Tennessee Whiskey Is Safe for Another Year, Perhaps for Good

The AP is reporting that legislators opposed to the 2013 law defining Tennessee whiskey withdrew their repeal measure yesterday, "to try to generate more support before next year's legislative session." That's exactly what they said when it failed last year. Supporters of the current law, led by Jack Daniel's, have declared the effort dead.

If you want more details on the whole debate, go here.

Much of the media has portrayed this as Jack Daniel's law, but last fall the Tennessee Distillers Guild (TDG) polled its members and 17 of 20 voted in support of the current law.

Although the vote was secret, it is well-known who the three dissenters were.
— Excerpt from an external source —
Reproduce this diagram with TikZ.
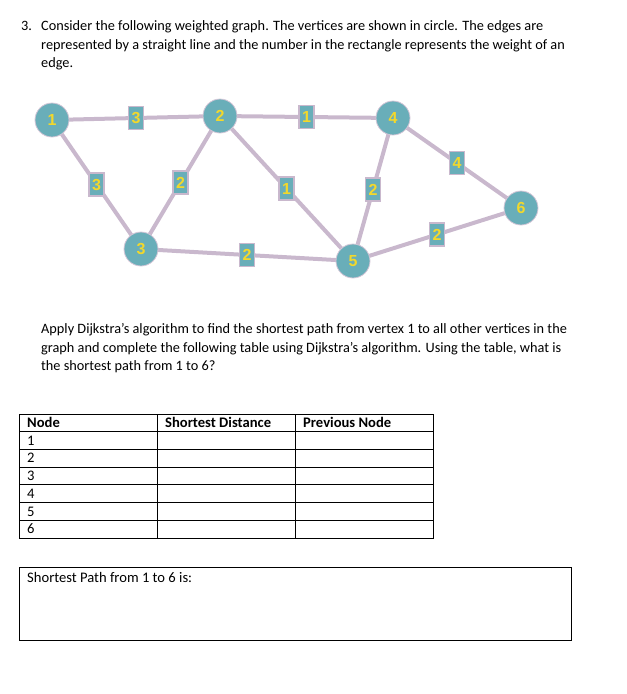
\documentclass[tikz,border=0pt]{standalone}
\usepackage{fontspec}
\setmainfont{Carlito}
\newfontfamily\labelfont{Liberation Sans}
\usetikzlibrary{positioning,backgrounds}
\definecolor{vertTeal}{HTML}{69AEB9}
\definecolor{edgeLilac}{HTML}{C9B8CD}
\definecolor{wtYellow}{HTML}{F2D82C}

\begin{document}
\begin{tikzpicture}[x=1pt, y=-1pt,
  vertex/.style={circle, fill=vertTeal, draw=edgeLilac!80, line width=0.8pt, minimum size=34pt,
    inner sep=0pt, font=\labelfont\bfseries\fontsize{16}{16}\selectfont, text=wtYellow},
  weight/.style={rectangle, fill=vertTeal, draw=edgeLilac, line width=1.6pt, minimum width=15pt,
    minimum height=23pt, inner sep=0pt, font=\labelfont\bfseries\fontsize{16}{16}\selectfont, text=wtYellow},
  link/.style={edgeLilac, line width=4pt},
  body/.style={font=\fontsize{14.3}{18.5}\selectfont, align=left, anchor=base west, inner sep=0pt},
  cell/.style={font=\fontsize{14.6}{18.5}\selectfont, anchor=base west, inner sep=0pt},
  head/.style={cell, font=\fontsize{14.6}{18.5}\selectfont\bfseries},
  grid/.style={black, line width=1pt}
]
  \useasboundingbox (0,0) rectangle (627,694);

  % question (base = last line)
  \node[body] (qnum) at (21,30.5) {3.};
  \node[body] (qtext) at (41,67.5)
    {Consider the following weighted graph. The vertices are shown in circle. The edges are\\
     represented by a straight line and the number in the rectangle represents the weight of an\\
     edge.};

  % graph
  \node[vertex] (v1) at (52,120) {1};
  \node[vertex] (v2) at (220,116) {2};
  \node[vertex] (v3) at (141,249) {3};
  \node[vertex] (v4) at (393,118) {4};
  \node[vertex] (v5) at (353,261) {5};
  \node[vertex] (v6) at (521,208) {6};

  \begin{scope}[on background layer]
    \foreach \a/\b/\w in {v1/v2/3, v1/v3/3, v2/v3/2, v2/v5/1, v3/v5/2, v2/v4/1, v4/v5/2, v4/v6/4, v5/v6/2}{
      \draw[link] (\a.center) -- node[weight] (w-\a-\b) {\w} (\b.center);
    }
  \end{scope}

  % task
  \node[body] (task) at (41,370.5)
    {Apply Dijkstra’s algorithm to find the shortest path from vertex 1 to all other vertices in the\\
     graph and complete the following table using Dijkstra’s algorithm. Using the table, what is\\
     the shortest path from 1 to 6?};

  % table
  \draw[grid] (19.5,414) rectangle (433,538);
  \foreach \k in {1,...,6}{ \draw[grid] (19.5,414+17.71*\k) -- (433,414+17.71*\k); }
  \draw[grid] (157,414) -- (157,538);
  \draw[grid] (295,414) -- (295,538);
  \node[head] (hnode) at (27,427.5) {Node};
  \node[head] (hdist) at (165,427.5) {Shortest Distance};
  \node[head] (hprev) at (303,427.5) {Previous Node};
  \foreach \k in {1,...,6}{ \node[cell] (row\k) at (27,427.5+17.71*\k) {\k}; }

  % answer box
  \draw[grid] (19.5,567.5) rectangle (571,640);
  \node[cell] (answer) at (27,582) {Shortest Path from 1 to 6 is:};
\end{tikzpicture}
\end{document}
The effort to repeal the law was initiated by international drinks giant Diageo, which is a TDG member because it owns George Dickel. The other two members opposed to the current law are Phil Prichard, who makes a non-compliant 'Tennessee whiskey' that was grandfathered in by the law now in effect; and Popcorn Sutton, which wants to make an unaged 'moonshine' called Popcorn Sutton's Tennessee White Whiskey.
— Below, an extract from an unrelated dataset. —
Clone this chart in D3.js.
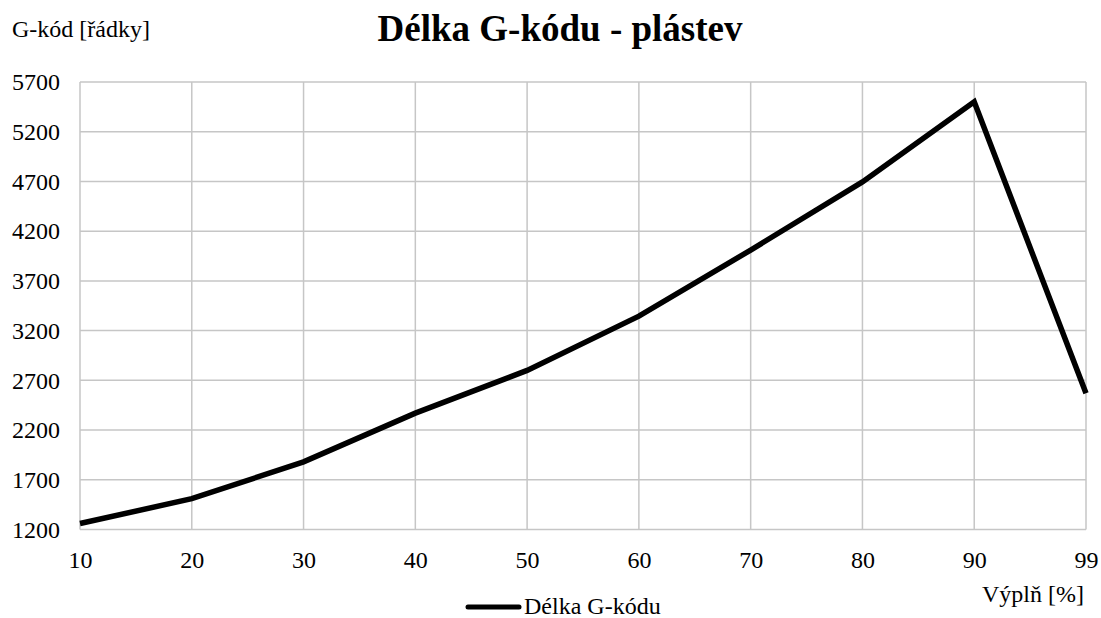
<!DOCTYPE html>
<html><head><meta charset="utf-8">
<script src="https://cdn.jsdelivr.net/npm/d3@7"></script>
<style>
html,body{margin:0;padding:0;background:#fff;}
text{font-family:"Liberation Serif","Times New Roman",serif;fill:#000;}
</style></head>
<body><svg id="c" width="1101" height="618"></svg>
<script>
const categories = ["10","20","30","40","50","60","70","80","90","99"];
const values = [1260, 1510, 1880, 2370, 2800, 3345, 4010, 4695, 5500, 2570];
const yTicks = [1200,1700,2200,2700,3200,3700,4200,4700,5200,5700];
const seriesName = "Délka G-kódu";

const svg = d3.select("#c");
const L = 80, R = 1086, T = 82, B = 529.5;
const x = d3.scalePoint().domain(categories).range([L, R]).padding(0);
const y = d3.scaleLinear().domain([1200, 5700]).range([B, T]);
const FF = "Liberation Serif";

// grid
const g = svg.append("g");
g.selectAll("line.h").data(yTicks).enter().append("line")
  .attr("x1", L).attr("x2", R).attr("y1", d => y(d)).attr("y2", d => y(d))
  .attr("stroke", "#c6c6c6").attr("stroke-width", 1.5);
g.selectAll("line.v").data(categories).enter().append("line")
  .attr("x1", d => x(d)).attr("x2", d => x(d)).attr("y1", T).attr("y2", B)
  .attr("stroke", "#c6c6c6").attr("stroke-width", 1.5);

// axes
const ya = svg.append("g").attr("transform", `translate(${L},0)`)
  .call(d3.axisLeft(y).tickValues(yTicks).tickFormat(d3.format("d")).tickSize(0).tickPadding(20));
ya.select(".domain").remove();
ya.attr("font-family", FF).attr("font-size", 24);
ya.selectAll("text").attr("fill", "#000");

const xa = svg.append("g").attr("transform", `translate(0,${B})`)
  .call(d3.axisBottom(x).tickSize(0).tickPadding(21));
xa.select(".domain").remove();
xa.attr("font-family", FF).attr("font-size", 24);
xa.selectAll("text").attr("fill", "#000");

// line
const line = d3.line().x((d, i) => x(categories[i])).y(d => y(d));
svg.append("path").datum(values).attr("d", line)
  .attr("fill", "none").attr("stroke", "#000").attr("stroke-width", 5.5)
  .attr("stroke-linejoin", "miter").attr("stroke-linecap", "butt");

// texts
svg.append("text").attr("x", 560).attr("y", 41).attr("text-anchor", "middle")
  .attr("font-size", 37).attr("font-weight", "bold").text("Délka G-kódu - plástev");
svg.append("text").attr("x", 12).attr("y", 37).attr("font-size", 24).text("G-kód [řádky]");
svg.append("text").attr("x", 1084).attr("y", 602).attr("text-anchor", "end")
  .attr("font-size", 24).text("Výplň [%]");

// legend
svg.append("line").attr("x1", 468).attr("x2", 519).attr("y1", 607).attr("y2", 607)
  .attr("stroke", "#000").attr("stroke-width", 5).attr("stroke-linecap", "round");
svg.append("text").attr("x", 524).attr("y", 614).attr("font-size", 24).text(seriesName);
</script></body></html>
The repeal effort was also very vocally supported by two reality television stars, Michael Ballard and Jesse James Dupree. Ballard owns the Full Throttle Saloon in Sturgis, South Dakota. His partner is Jackyl lead singer Dupree. Ballard and Dupree claim they intend to build a multi-million dollar distillery in Trimble, Tennessee (Pop. 628), but only if the law is changed so they can make whatever they want and call it Tennessee whiskey.

Dupree is also the entrepreneur behind Jesse James American Outlaw Bourbon Whiskey, which is made by an undisclosed Kentucky producer.

Ballard and Dupree made many statements and claims about the Tennessee whiskey issue.

Not one of them was true.

It got pretty silly for a while there, as all sorts of people jumped into the spotlight. Very late in the game, the conservative lobbying group Americans For Prosperity, an organization backed by billionaire brothers Charles and David Koch, threw some of its money behind repeal. Judge Andrew P. Napolitano, a Fox News legal analyst, opined that the current law is unconstitutional.

But in the end, sanity ruled.


Anonymous said...


Earl J. said...

Unconstitutional? There are Federal standards for what you can legally sell as "mayonnaise." What's unconstitutional about a State defining what can be sold as "Tennessee whiskey?"

Erik Fish said...

I'm not much for conspiracy theories, but so much of the argument for repeal was couched in rather painfully forced anti-corporate Robin Hood vocabulary "in defense of small craft distillers against the big bad JD conglomerate", pretty ironic since if anyone deserves the term conglomerate, it's Diageo, not the still largely family-held Brown-Foreman. Considering that Diageo is producing its Dickel according to the law, and diluting the Tennessee standard would have hurt its own label, it is tempting to conclude that somehow slowing down JD seemed worth a bit of a sacrifice to them.
And having the super-patriotic Koch brothers take the side of the Brits against an American family business? What's the world coming to?